DeepL, known for text translation, now wants to translate your voice
Voice translation tech gets cheaper, and suddenly everyone pretends the real problem was solved.
Here's what nobody's talking about: we already had the capability to translate voices in real time. We've had it for years. What we actually lacked was economic viability at scale, and that's a completely different beast. DeepL's real innovation isn't the neural networks or the acoustic modeling—it's figuring out how to make it profitable enough that Zoom meetings in Stuttgart don't require a human translator at three grand a day. Incentives, people. It's always about incentives.

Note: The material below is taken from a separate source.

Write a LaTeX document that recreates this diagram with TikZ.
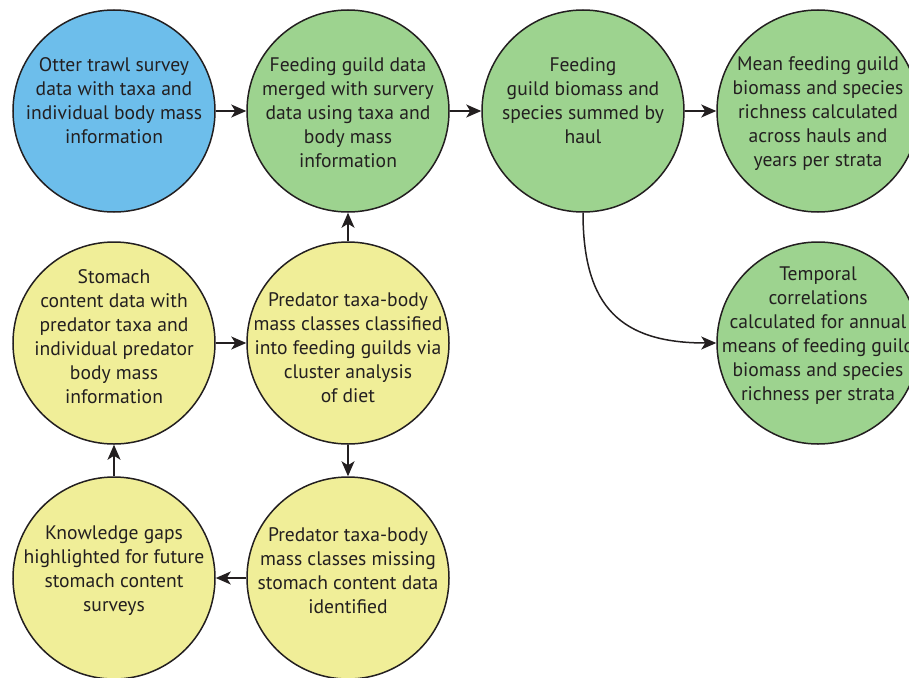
\documentclass[tikz,border=0pt]{standalone}
\usepackage{fontspec}
\setmainfont{PT Sans}
\usetikzlibrary{arrows.meta}
\definecolor{survblue}{HTML}{6DBEEB}
\definecolor{guildgreen}{HTML}{9DD38F}
\definecolor{dietyellow}{HTML}{F0EE98}
\definecolor{inkdark}{HTML}{231F20}

\begin{document}
\begin{tikzpicture}[x=1pt,y=-1pt,
    stage/.style={circle,draw=inkdark,line width=1.5pt,minimum size=202pt,inner sep=0pt},
    caption/.style={align=center,text=inkdark,inner sep=0pt,font=\fontsize{19.6}{24}\selectfont},
    flow/.style={-{Stealth[length=15pt,width=13pt,inset=4pt]},line width=1.5pt,draw=inkdark}]
  \clip (0,0) rectangle (909,677);
  % top row
  \node[stage,fill=survblue,label={[caption,yshift=10pt]center:{Otter trawl survey\\data with taxa and\\individual body mass\\information}}]
    (otter) at (114,111) {};
  \node[stage,fill=guildgreen,label={[caption,yshift=-2pt]center:{Feeding guild data\\merged with survery\\data using taxa and\\body mass\\information}}]
    (merged) at (348,111) {};
  \node[stage,fill=guildgreen,label={[caption,yshift=10pt]center:{Feeding\\guild biomass and\\species summed by\\haul}}]
    (summed) at (583,111) {};
  \node[stage,fill=guildgreen,label={[caption,yshift=-3pt]center:{Mean feeding guild\\biomass and species\\richness calculated\\across hauls and\\years per strata}}]
    (meanrich) at (818,111) {};
  % middle row
  \node[stage,fill=dietyellow,label={[caption,yshift=6pt]center:{Stomach\\content data with\\predator taxa and\\individual predator\\body mass\\information}}]
    (stomach) at (114,343) {};
  \node[stage,fill=dietyellow,label={[caption,yshift=-5pt]center:{Predator taxa-body\\mass classes classified\\into feeding guilds via\\cluster analysis\\of diet}}]
    (classified) at (348,343) {};
  \node[stage,fill=guildgreen,label={[caption,yshift=7pt]center:{Temporal\\correlations\\calculated for annual\\means of feeding guild\\biomass and species\\richness per strata}}]
    (temporal) at (818,343) {};
  % bottom row
  \node[stage,fill=dietyellow,label={[caption,yshift=7pt]center:{Knowledge gaps\\highlighted for future\\stomach content\\surveys}}]
    (gaps) at (114,578) {};
  \node[stage,fill=dietyellow,label={[caption,yshift=7pt]center:{Predator taxa-body\\mass classes missing\\stomach content data\\identified}}]
    (missing) at (348,578) {};
  % connectors
  \draw[flow] (otter) -- (merged);
  \draw[flow] (merged) -- (summed);
  \draw[flow] (summed) -- (meanrich);
  \draw[flow] (summed.south) to[out=-90,in=180,looseness=1.3] (temporal.west);
  \draw[flow] (stomach) -- (classified);
  \draw[flow] (classified) -- (merged);
  \draw[flow] (classified) -- (missing);
  \draw[flow] (missing) -- (gaps);
  \draw[flow] (gaps) -- (stomach);
\end{tikzpicture}
\end{document}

But watch what happens next. The unseen consequence nobody discusses is what this does to labor markets. A technical translator making sixty grand annually suddenly competes with a software layer that costs pennies per conversation. That's not progress in some abstract sense—that's real humans facing real consequences. Bastiat would've loved pointing out how we celebrate the seen benefit (cheaper meetings!) while ignoring the seen cost we've conveniently decided doesn't matter because it's someone else's job.
The deeper game is more interesting though. Real-time voice translation obliterates information asymmetries. You can't hide behind language barriers anymore. That's economically destabilizing in ways most people haven't thought through. It forces actual competence to matter more than the protective moat of being bilingual. Markets get more efficient, which sounds good until your particular inefficiency was paying your mortgage.
The question isn't whether DeepL can do this technically. They clearly can. The question is whether society will actually let this play out to its logical conclusion, or whether we'll layer on regulations that make the whole thing uneconomical again.
My money's on the latter, which is exactly why you should be shorting any company betting on frictionless adoption.